* [To do]: Word for word, quote all of the material, omitting the pictures.

::::::::

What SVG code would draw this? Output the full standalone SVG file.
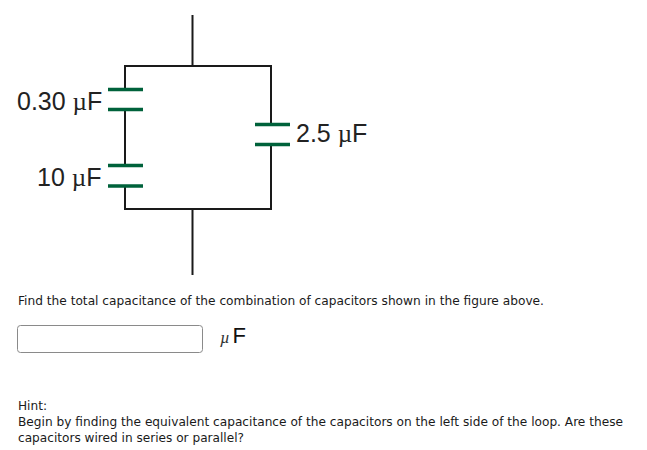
<svg xmlns="http://www.w3.org/2000/svg" width="647" height="450" viewBox="0 0 647 450">
<style>
.w{stroke:#1a1a1a;stroke-width:2;fill:none}
.p{stroke:#00623b;stroke-width:3.6;fill:none}
.l{font-family:"Liberation Sans",Arial,sans-serif;font-size:25px;fill:#222}
.t{font-family:"DejaVu Sans Condensed","DejaVu Sans",sans-serif;font-size:13px;fill:#1a1a1a}
</style>
<rect width="647" height="450" fill="#fff"/>
<g id="connectors">
<path class="w" d="M192.5 15V66M125 89.5V66H271V124.5M125 109.5V165.5M125 186V209H271V144.5M192.5 209V275"/>
</g>
<g id="cap-030">
<path class="p" d="M108 89.5H143M108 109.5H143"/>
<text class="l" x="17" y="110">0.30 <tspan font-family="Liberation Serif">µ</tspan>F</text>
</g>
<g id="cap-10">
<path class="p" d="M108 165.5H143M108 186H143"/>
<text class="l" x="37" y="186">10 <tspan font-family="Liberation Serif">µ</tspan>F</text>
</g>
<g id="cap-25">
<path class="p" d="M255 124.5H290M255 144.5H290"/>
<text class="l" x="296" y="142">2.5 <tspan font-family="Liberation Serif">µ</tspan>F</text>
</g>
<text class="t" x="18" y="305" textLength="526" lengthAdjust="spacingAndGlyphs">Find the total capacitance of the combination of capacitors shown in the figure above.</text>
<g id="answer-box">
<rect x="17.5" y="325.5" width="185" height="27" rx="3" fill="#fff" stroke="#8a8a8a" stroke-width="1"/>
</g>
<text x="220" y="343" font-size="17" fill="#333" font-family="Liberation Serif,serif" font-style="italic">µ</text>
<text x="232.5" y="343" font-size="22" fill="#111" font-family="Liberation Sans,sans-serif">F</text>
<text class="t" x="18" y="410" textLength="29" lengthAdjust="spacingAndGlyphs">Hint:</text>
<text class="t" x="18" y="426" textLength="605" lengthAdjust="spacingAndGlyphs">Begin by finding the equivalent capacitance of the capacitors on the left side of the loop. Are these</text>
<text class="t" x="18" y="442" textLength="226" lengthAdjust="spacingAndGlyphs">capacitors wired in series or parallel?</text>
</svg>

::::::::

* [Full solution]:
What SVG code would draw this? Output the full standalone SVG file.
<svg xmlns="http://www.w3.org/2000/svg" width="647" height="450" viewBox="0 0 647 450">
<style>
.w{stroke:#1a1a1a;stroke-width:2;fill:none}
.p{stroke:#00623b;stroke-width:3.6;fill:none}
.l{font-family:"Liberation Sans",Arial,sans-serif;font-size:25px;fill:#222}
.t{font-family:"DejaVu Sans Condensed","DejaVu Sans",sans-serif;font-size:13px;fill:#1a1a1a}
</style>
<rect width="647" height="450" fill="#fff"/>
<g id="connectors">
<path class="w" d="M192.5 15V66M125 89.5V66H271V124.5M125 109.5V165.5M125 186V209H271V144.5M192.5 209V275"/>
</g>
<g id="cap-030">
<path class="p" d="M108 89.5H143M108 109.5H143"/>
<text class="l" x="17" y="110">0.30 <tspan font-family="Liberation Serif">µ</tspan>F</text>
</g>
<g id="cap-10">
<path class="p" d="M108 165.5H143M108 186H143"/>
<text class="l" x="37" y="186">10 <tspan font-family="Liberation Serif">µ</tspan>F</text>
</g>
<g id="cap-25">
<path class="p" d="M255 124.5H290M255 144.5H290"/>
<text class="l" x="296" y="142">2.5 <tspan font-family="Liberation Serif">µ</tspan>F</text>
</g>
<text class="t" x="18" y="305" textLength="526" lengthAdjust="spacingAndGlyphs">Find the total capacitance of the combination of capacitors shown in the figure above.</text>
<g id="answer-box">
<rect x="17.5" y="325.5" width="185" height="27" rx="3" fill="#fff" stroke="#8a8a8a" stroke-width="1"/>
</g>
<text x="220" y="343" font-size="17" fill="#333" font-family="Liberation Serif,serif" font-style="italic">µ</text>
<text x="232.5" y="343" font-size="22" fill="#111" font-family="Liberation Sans,sans-serif">F</text>
<text class="t" x="18" y="410" textLength="29" lengthAdjust="spacingAndGlyphs">Hint:</text>
<text class="t" x="18" y="426" textLength="605" lengthAdjust="spacingAndGlyphs">Begin by finding the equivalent capacitance of the capacitors on the left side of the loop. Are these</text>
<text class="t" x="18" y="442" textLength="226" lengthAdjust="spacingAndGlyphs">capacitors wired in series or parallel?</text>
</svg>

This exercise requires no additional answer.